* _Job_:
Determine the number of lines holding the word "this"; answer with that number only.

* _Record excerpts_:
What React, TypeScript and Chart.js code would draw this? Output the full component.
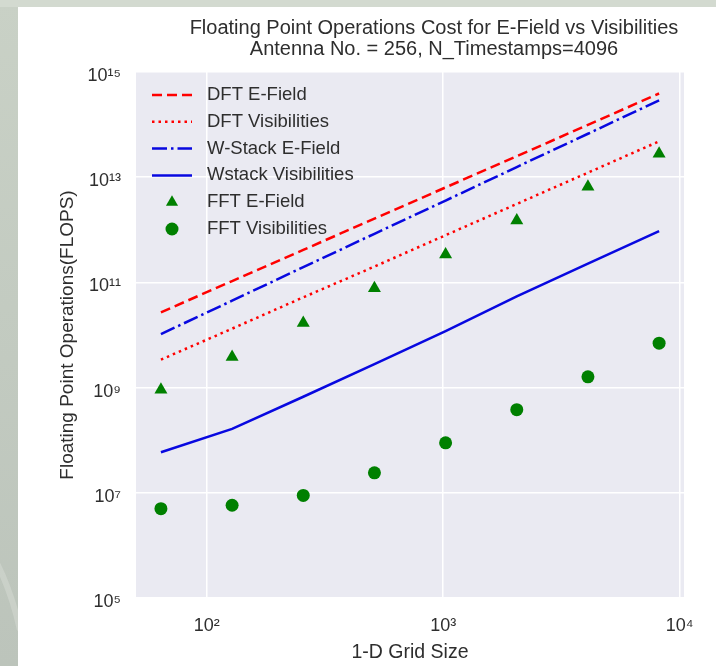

* * *

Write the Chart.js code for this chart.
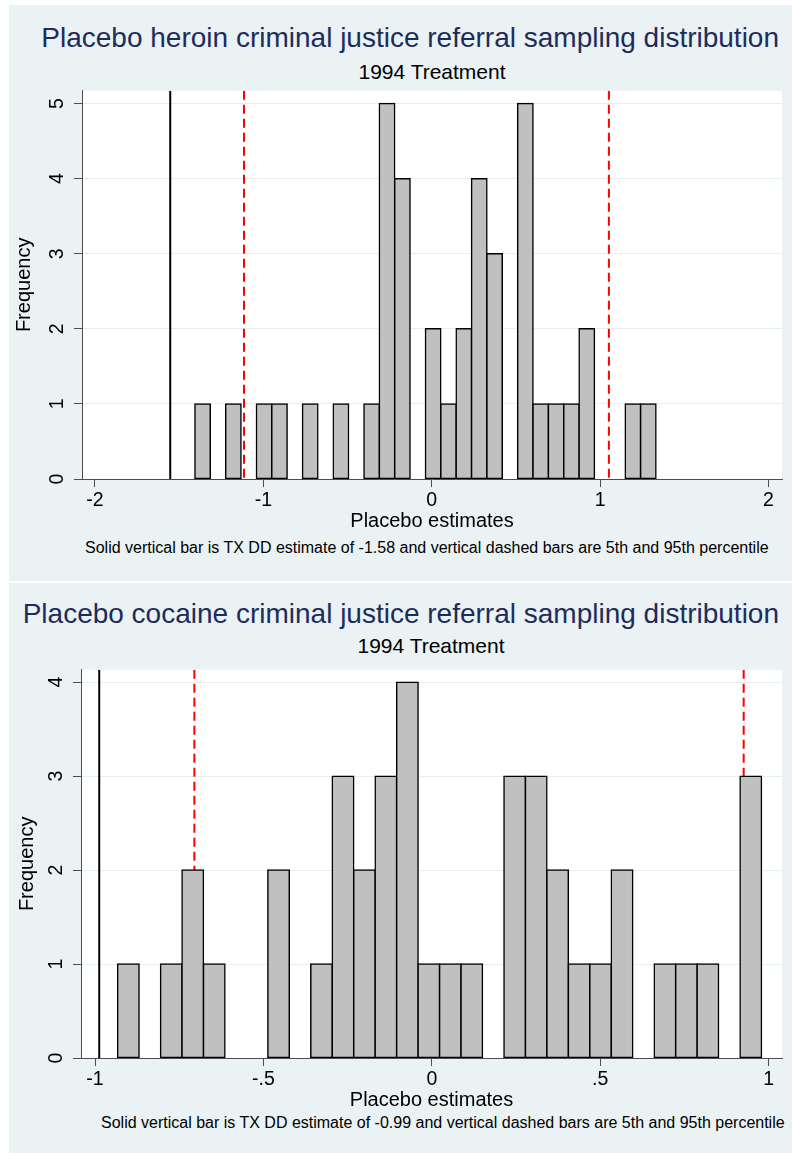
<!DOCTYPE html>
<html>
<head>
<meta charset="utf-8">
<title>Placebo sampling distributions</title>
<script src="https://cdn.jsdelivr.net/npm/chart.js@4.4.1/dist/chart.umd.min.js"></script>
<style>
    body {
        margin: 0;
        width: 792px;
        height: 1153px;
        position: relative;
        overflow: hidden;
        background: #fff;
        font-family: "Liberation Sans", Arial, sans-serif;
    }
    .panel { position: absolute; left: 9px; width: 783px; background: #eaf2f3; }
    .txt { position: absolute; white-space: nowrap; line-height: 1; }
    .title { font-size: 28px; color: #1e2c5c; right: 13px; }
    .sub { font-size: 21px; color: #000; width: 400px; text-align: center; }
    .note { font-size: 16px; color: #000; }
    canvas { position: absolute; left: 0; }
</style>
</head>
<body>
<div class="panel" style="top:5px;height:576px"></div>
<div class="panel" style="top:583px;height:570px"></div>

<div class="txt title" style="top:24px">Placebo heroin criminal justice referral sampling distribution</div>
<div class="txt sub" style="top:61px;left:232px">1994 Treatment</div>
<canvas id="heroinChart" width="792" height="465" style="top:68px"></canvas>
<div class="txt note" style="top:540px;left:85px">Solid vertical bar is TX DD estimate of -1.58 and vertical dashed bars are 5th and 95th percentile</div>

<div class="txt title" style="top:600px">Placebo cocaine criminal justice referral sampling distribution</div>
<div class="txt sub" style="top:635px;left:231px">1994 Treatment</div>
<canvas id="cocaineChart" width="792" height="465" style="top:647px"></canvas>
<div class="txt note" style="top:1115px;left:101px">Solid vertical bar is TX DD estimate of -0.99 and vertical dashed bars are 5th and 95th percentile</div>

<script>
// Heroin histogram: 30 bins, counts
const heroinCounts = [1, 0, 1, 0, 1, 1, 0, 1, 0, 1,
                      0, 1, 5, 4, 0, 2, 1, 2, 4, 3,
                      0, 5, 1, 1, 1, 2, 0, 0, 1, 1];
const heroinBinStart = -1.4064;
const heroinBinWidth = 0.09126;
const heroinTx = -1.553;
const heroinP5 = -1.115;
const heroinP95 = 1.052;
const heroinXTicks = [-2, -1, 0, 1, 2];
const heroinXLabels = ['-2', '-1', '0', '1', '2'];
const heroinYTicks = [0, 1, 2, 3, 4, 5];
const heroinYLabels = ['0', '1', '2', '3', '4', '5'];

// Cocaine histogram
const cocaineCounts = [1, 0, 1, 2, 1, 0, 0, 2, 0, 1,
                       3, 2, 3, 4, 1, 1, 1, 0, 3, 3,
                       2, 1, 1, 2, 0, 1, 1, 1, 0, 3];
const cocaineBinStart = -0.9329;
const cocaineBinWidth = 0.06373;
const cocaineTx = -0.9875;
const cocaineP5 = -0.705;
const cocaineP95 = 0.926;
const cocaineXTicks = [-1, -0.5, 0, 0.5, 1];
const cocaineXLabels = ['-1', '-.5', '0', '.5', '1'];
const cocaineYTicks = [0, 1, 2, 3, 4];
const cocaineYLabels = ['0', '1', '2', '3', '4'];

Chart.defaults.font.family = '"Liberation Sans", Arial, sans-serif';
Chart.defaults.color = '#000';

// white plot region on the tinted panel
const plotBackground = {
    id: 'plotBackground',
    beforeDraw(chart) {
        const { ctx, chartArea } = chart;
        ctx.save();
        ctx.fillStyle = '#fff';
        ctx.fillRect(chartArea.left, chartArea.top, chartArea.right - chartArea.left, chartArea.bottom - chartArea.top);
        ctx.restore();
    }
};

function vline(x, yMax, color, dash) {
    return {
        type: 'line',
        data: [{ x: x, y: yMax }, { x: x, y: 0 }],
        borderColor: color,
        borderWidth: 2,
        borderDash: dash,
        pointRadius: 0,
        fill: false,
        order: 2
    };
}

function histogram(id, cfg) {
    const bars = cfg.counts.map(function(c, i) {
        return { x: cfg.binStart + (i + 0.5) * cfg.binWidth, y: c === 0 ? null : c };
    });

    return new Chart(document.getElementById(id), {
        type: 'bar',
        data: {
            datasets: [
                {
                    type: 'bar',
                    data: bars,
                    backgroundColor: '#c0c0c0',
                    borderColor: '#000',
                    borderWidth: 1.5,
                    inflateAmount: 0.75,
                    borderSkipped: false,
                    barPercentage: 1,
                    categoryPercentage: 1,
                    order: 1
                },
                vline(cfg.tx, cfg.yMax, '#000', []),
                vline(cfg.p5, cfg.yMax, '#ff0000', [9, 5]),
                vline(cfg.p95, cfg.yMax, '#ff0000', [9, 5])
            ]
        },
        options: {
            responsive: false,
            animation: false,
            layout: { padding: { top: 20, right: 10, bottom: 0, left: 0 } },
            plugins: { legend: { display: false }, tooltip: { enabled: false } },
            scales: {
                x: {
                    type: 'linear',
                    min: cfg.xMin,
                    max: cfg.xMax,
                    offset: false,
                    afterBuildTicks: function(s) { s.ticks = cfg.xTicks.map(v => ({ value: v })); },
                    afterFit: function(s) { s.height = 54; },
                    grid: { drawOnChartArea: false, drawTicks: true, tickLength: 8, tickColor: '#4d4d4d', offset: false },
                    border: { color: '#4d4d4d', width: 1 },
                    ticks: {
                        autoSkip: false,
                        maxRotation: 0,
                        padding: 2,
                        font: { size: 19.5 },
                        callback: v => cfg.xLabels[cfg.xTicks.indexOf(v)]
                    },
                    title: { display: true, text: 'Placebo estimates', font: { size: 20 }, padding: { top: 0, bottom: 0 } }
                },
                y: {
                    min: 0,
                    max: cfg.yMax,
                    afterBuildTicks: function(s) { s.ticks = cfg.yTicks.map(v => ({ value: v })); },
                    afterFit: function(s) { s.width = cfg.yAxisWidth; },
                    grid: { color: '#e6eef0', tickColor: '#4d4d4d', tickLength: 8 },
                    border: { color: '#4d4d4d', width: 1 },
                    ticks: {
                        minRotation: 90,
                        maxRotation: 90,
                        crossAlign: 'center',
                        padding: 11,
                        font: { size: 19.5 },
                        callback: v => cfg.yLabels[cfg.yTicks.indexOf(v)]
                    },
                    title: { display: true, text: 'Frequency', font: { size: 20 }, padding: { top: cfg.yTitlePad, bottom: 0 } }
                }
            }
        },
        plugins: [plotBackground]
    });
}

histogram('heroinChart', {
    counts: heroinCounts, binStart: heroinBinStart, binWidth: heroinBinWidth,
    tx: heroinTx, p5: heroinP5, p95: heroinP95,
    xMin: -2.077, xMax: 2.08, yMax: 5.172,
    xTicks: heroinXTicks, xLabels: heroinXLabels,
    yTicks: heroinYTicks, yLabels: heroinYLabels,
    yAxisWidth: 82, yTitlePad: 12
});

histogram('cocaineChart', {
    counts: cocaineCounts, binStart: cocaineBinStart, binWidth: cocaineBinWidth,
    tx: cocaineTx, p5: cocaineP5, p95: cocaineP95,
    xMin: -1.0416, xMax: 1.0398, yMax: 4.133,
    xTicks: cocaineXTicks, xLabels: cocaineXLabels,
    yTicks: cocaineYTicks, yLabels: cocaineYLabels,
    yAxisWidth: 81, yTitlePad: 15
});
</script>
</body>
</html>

...

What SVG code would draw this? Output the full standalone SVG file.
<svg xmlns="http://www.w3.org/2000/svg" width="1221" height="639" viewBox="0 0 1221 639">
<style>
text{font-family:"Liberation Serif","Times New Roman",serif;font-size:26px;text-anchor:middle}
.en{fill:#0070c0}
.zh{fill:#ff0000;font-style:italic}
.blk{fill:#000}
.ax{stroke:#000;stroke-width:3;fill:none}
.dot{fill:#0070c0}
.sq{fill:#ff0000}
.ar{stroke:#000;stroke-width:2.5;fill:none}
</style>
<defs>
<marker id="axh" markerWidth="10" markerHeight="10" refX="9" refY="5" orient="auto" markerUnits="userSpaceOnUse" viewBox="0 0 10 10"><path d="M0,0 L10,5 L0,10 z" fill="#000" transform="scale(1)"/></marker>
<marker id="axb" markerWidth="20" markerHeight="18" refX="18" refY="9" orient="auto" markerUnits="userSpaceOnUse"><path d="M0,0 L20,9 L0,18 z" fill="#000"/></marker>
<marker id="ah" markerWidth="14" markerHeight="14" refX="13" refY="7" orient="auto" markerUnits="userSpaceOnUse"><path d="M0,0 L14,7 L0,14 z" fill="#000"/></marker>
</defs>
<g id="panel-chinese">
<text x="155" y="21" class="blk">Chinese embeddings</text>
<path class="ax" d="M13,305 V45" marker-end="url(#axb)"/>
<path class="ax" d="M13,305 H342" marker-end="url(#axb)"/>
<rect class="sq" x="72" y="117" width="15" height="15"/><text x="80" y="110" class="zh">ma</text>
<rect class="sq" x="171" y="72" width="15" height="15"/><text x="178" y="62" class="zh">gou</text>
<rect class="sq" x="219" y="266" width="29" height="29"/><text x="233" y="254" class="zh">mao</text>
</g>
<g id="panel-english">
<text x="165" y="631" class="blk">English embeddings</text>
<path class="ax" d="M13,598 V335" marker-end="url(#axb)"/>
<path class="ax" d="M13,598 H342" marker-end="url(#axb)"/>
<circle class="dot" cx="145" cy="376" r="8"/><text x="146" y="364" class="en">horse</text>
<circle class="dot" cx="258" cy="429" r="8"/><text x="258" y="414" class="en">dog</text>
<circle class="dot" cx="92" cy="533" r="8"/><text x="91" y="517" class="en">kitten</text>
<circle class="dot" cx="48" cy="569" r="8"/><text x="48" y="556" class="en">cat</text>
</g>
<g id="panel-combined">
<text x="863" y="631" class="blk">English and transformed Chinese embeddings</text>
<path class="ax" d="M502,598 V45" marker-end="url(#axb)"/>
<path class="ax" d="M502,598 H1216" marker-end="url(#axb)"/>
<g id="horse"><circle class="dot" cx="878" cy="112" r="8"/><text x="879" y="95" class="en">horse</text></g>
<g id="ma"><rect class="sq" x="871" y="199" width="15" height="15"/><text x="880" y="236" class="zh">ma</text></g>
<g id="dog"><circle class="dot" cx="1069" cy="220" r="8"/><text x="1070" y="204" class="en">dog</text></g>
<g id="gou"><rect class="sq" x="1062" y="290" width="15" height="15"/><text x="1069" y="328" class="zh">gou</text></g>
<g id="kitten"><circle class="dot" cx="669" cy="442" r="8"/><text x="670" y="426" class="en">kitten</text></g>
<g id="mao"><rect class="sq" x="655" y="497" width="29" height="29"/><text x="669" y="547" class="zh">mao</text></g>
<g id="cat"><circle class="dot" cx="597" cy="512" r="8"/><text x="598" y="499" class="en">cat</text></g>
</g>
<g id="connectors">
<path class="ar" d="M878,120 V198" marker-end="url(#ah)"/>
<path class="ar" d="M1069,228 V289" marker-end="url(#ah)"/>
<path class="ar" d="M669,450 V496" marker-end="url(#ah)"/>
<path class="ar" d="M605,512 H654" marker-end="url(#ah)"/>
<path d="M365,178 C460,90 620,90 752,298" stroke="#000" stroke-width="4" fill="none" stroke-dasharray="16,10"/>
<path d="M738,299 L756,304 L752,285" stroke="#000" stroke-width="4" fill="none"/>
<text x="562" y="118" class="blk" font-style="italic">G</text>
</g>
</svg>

* _Right answer_:
3